Foto: Kölner Klangköche bei der Arbeit. © Matthias Baus
Text:Andreas Falentin, am 3. Mai 2013
Am Anfang brodelt, blubbert und zischt es in dem zylindrischen Gebilde im Bühnenhintergrund. Dann öffnen sich Türen. Drei blaue, merkwürdige Gestalten kommen heraus und beginnen die unregelmäßigen, grünen Palisaden, mit denen der Zuschauerraum umgeben ist, mit Kochlöffeln zu bearbeiten. Sie setzen den ganzen Raum in Vibration, man meint förmlich zu sehen, wie sich Schallwellen im Alten Pfandhaus ausbreiten.
Grundlage dieser Uraufführung ist keine Partitur, kein Libretto, ‚nur‘ eine Idee. Die Fee Chorlanda hat das Rezeptbuch für originelle Klänge verlegt.
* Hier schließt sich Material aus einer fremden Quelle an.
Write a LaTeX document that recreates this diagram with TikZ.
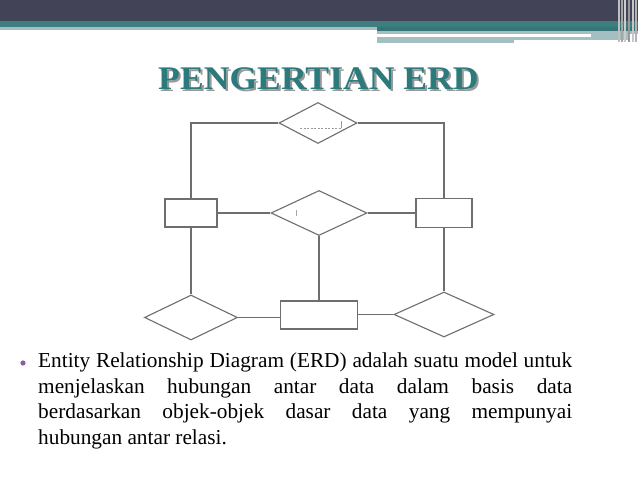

Und so müssen die Klangköche Crescendo, Andante und Tremolo eigene entwickeln, denn „die Welt braucht frische Klänge“. Die drei machen das mit Küchenutensilien, vom Spaghettibündel bis zum riesigen alten Kochtopf. Sie erzeugen Morgen-, Mittags- und Nachtklänge. Irgendwann geht ihnen die Klangfantasie aus und die Fee Chorlanda sinkt traurig in Schlaf unter einer Plexiglashalbkugel. Erst durch Bündelung aller Kräfte der drei wacht sie wieder auf. Freude. Feier. Schluss.
Der narrative Rahmen ist lose gesteckt. Hier geht es um anderes. Man kann fast von einer Schule des Hörens sprechen. Fast-Faust-Preisträger Rüdiger Pape hat in der bunten, seltsam poetischen Ausstattung von Flavia Schwedler vor allem eine lineare Reizstruktur geschaffen. Die haptische, rhythmische Bearbeitung der Küchengeräte wird nie Krach. Immer wieder gibt es kleine, trennende Pausen. Die Fee Chorlanda, der Maike Raschke reinen A-Capella-Gesang schenkt, ermuntert sogar nachdrücklich dazu, Stille akustisch wahrzunehmen. Optische und akustische Reize überlagern sich nie, überlappen sich selten. Leise wird konterkariert durch ‚leiser‘. Dieser Theatervormittag trägt das pädagogische Potential eines kompletten Grundschuljahres in sich, ist eine spielerische und instruktive Fantasie über Ton und Melodie, Geräusch und Klang.
Natürlich bedeutet eine so ausgerichtete Stückentwicklung im Musiktheater, zumal für Vorschulkinder, ein immenses Wagnis. Unser täglich Brot heißt Reizüberflutung und viele Kinder müssen es schon in sehr jungem Alter zu sich nehmen. Rüdiger Pape und das Team der Kinderoper verfolgen ein sehr subtiles, deutlich ausformuliertes ästhetisches Konzept, ohne Netz und doppelten Boden, also ohne Mitmach- und Animationsteile. Sie kalkulieren damit das Risiko ein, dass einzelne Aufführungen auch mal schief gehen, dass einzelne Kinder (und Erwachsene) oder ganze Zuschauergruppen mit der Anmutung genau hinzuhören, die Stille um den Klang wahrzunehmen – und das alles ohne Soundbett drunter überfordert sein werden. „Frische Klänge braucht das Land“. Und Mut zum Risiko braucht es auch. So betrachtet ist diese kleine, charmante „Zauberküche“ eine rebellische Großtat.